EXPERTS have identified the lifestyle factors that mean women are more likely to have a normal, healthy pregnancy.
Measures such as eating three pieces of fruit a day and controlling blood pressure before and during pregnancy were found to cut the chances of women suffering serious complications.
The researchers, writing in the British Medical Journal, believe following the advice could help thousands more women avoid problems which put themselves and their babies at risk.
Scientists from King’s College London monitored more than 5,600 first-time mothers from the UK, New Zealand, Australia and Ireland to try to identify the factors which increased their chances of having a healthy pregnancy.
The researchers found that a healthy diet, including a high intake of fruit – at least three pieces a day – in the month leading up to conception, led to a higher chance the woman would have an uncomplicated pregnancy.
They also discovered that a healthy body mass index (BMI) – a measure of weight in relation to height – and normal blood pressure boosted the chance there would be fewer problems, such as the condition pre-eclampsia, which can cause serious complications for mother and baby.
The study also found that women who were in paid work when they were 15 weeks pregnant were also less likely to experience problems.
This could be because these women are less likely to abuse drugs and could be more likely to have an income which allows them to eat more healthily, the researchers suggested.
While calling for further studies, the researchers said 24,674 more women a year in the UK could have an uncomplicated pregnancy if high blood pressure was brought under control by taking action to control weight and eat a healthy diet.
Overall, 61 per cent of the women in the study had an uncomplicated pregnancy. The most common reasons for a complicated pregnancy in the mother were high blood pressure (8 per cent) and pre-eclampsia (5 per cent). In babies, the issues were being small for gestational age (11 per cent) and premature birth (4 per cent).
Previous research has highlighted concerns about a large number of women in Scotland being at risk due to obesity during pregnancy.
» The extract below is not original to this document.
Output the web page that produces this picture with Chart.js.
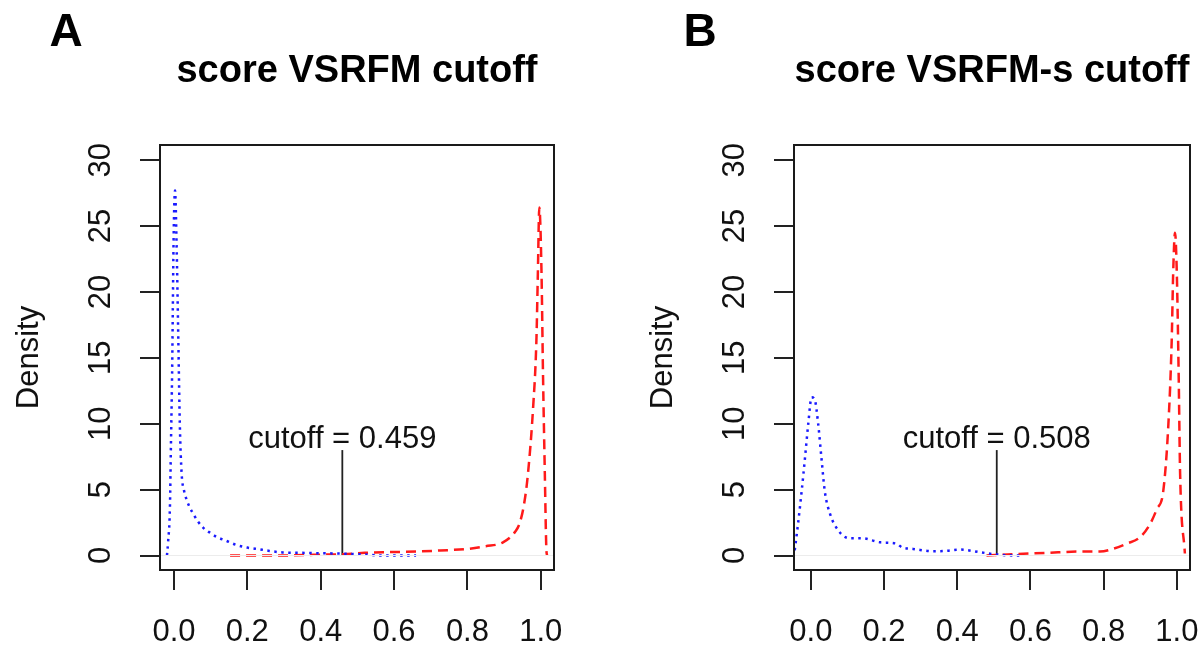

One study also suggested that children born to obese mothers were 35 per cent more likely to die before the age of 55 compared to other offspring.
Meanwhile, other research has found that complications linked to obesity during pregnancy mean hundreds of pounds are added to the cost of such births for the NHS in Scotland.
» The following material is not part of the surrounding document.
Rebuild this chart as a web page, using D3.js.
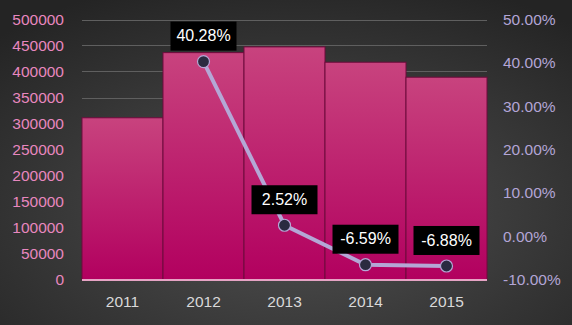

Dr Lucy Chappell, lead author from the division of women’s health at King’s College London, said: “We have always known that a mother’s general health is important, but until now we did not know the specific factors that could be associated with a normal pregnancy.
“Although this is an early study, these findings suggest that by leading a healthy lifestyle both before and during pregnancy – including eating lots of fruit and maintaining a healthy BMI – it could be possible for women to increase the likelihood of experiencing an uncomplicated pregnancy.
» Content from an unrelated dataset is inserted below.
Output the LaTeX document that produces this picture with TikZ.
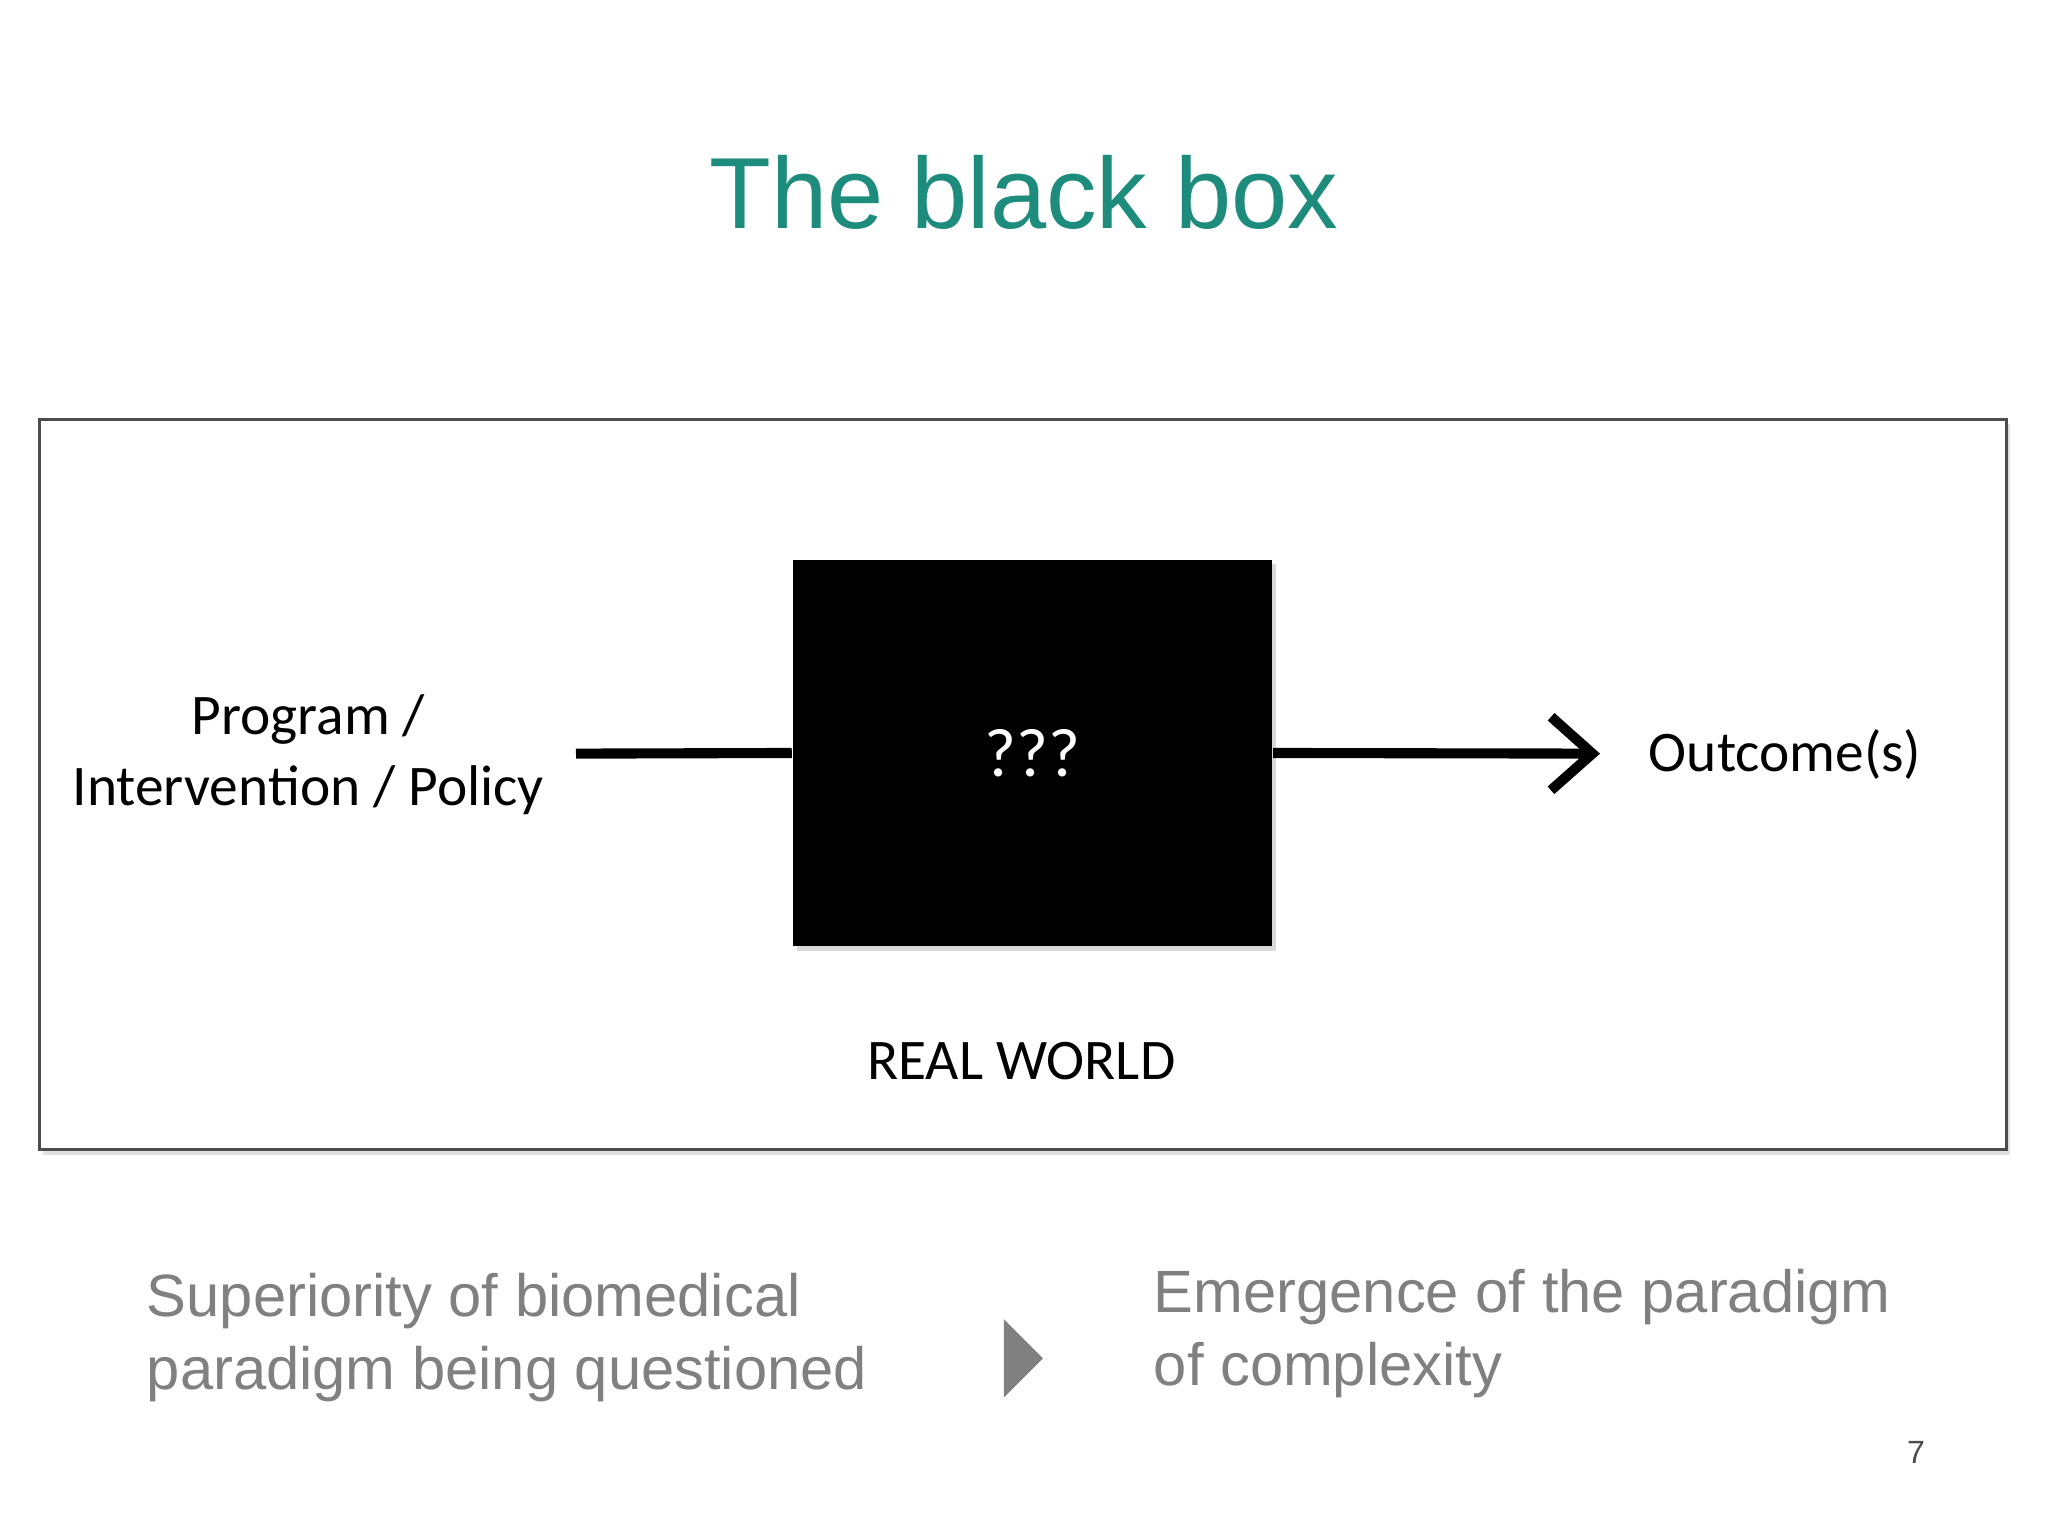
\documentclass[tikz,border=0pt]{standalone}
\usepackage{fontspec}
\setmainfont{Liberation Sans}
\newfontfamily\calibri{Carlito}
\usetikzlibrary{arrows.meta,shapes.geometric}
\definecolor{titleteal}{RGB}{30,140,125}
\definecolor{slidegray}{RGB}{128,128,128}
\tikzset{
  boxtext/.style={font=\calibri\fontsize{12.5}{15.5}\selectfont, align=center},
  graytext/.style={font=\fontsize{13}{16}\selectfont, text=slidegray, align=left, anchor=west},
  flow/.style={line width=2.2pt},
}
\begin{document}
\begin{tikzpicture}[x=0.01cm, y=-0.01cm]
    \useasboundingbox (0,0) rectangle (1568,1176);
    % Title
    \node[font=\fontsize{22}{26}\selectfont, text=titleteal] (title) at (784,147) {The black box};

    % Real world frame with light shadow
    \fill[black!12] (33,325) rectangle (1539,884);
    \draw[fill=white, draw=black!70, line width=0.6pt] (30,321) rectangle (1536,880);
    \fill[black!15] (610,432) rectangle (977,728);
    \node[fill=black, minimum width=3.67cm, minimum height=2.95cm, inner sep=0pt,
          text=white, font=\calibri\fontsize{15}{18}\selectfont] (box) at (790.5,576.5) {???};

    % Inputs and outputs
    \node[boxtext] (prog) at (236,578) {Program /\\Intervention / Policy};
    \node[boxtext, anchor=west] (out) at (1250,578) {Outcome(s)};
    \coordinate (start) at (441,577);
    \coordinate (tip) at (1225,577);
    \draw[flow] (start) -- (box.west);
    \draw[flow, -{Straight Barb[length=9pt, width=16pt, line width=2.2pt]}] (box.east) -- (tip);
    \node[boxtext] (world) at (782,812) {REAL WORLD};

    % Bottom statements
    \node[graytext] (left) at (100,1024) {Superiority of biomedical\\paradigm being questioned};
    \node[fill=slidegray, isosceles triangle, isosceles triangle stretches, inner sep=0pt,
          minimum width=0.6cm, minimum height=0.3cm] (arr) at (781,1040) {};
    \node[graytext] (right) at (871,1021) {Emergence of the paradigm\\of complexity};
    \node[font=\fontsize{7}{8}\selectfont, text=black!70] (page) at (1467,1112) {7};
\end{tikzpicture}
\end{document}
“More research needs to be done to explore these associations further but I hope that this research will help inform both public health policy-makers and healthcare professionals giving advice to pregnant women and those thinking of having a baby.”
Jane Brewin, chief executive of baby charity Tommy’s, said: “This exciting research shows that simple steps such as eating well could help more women to have a trouble-free pregnancy.”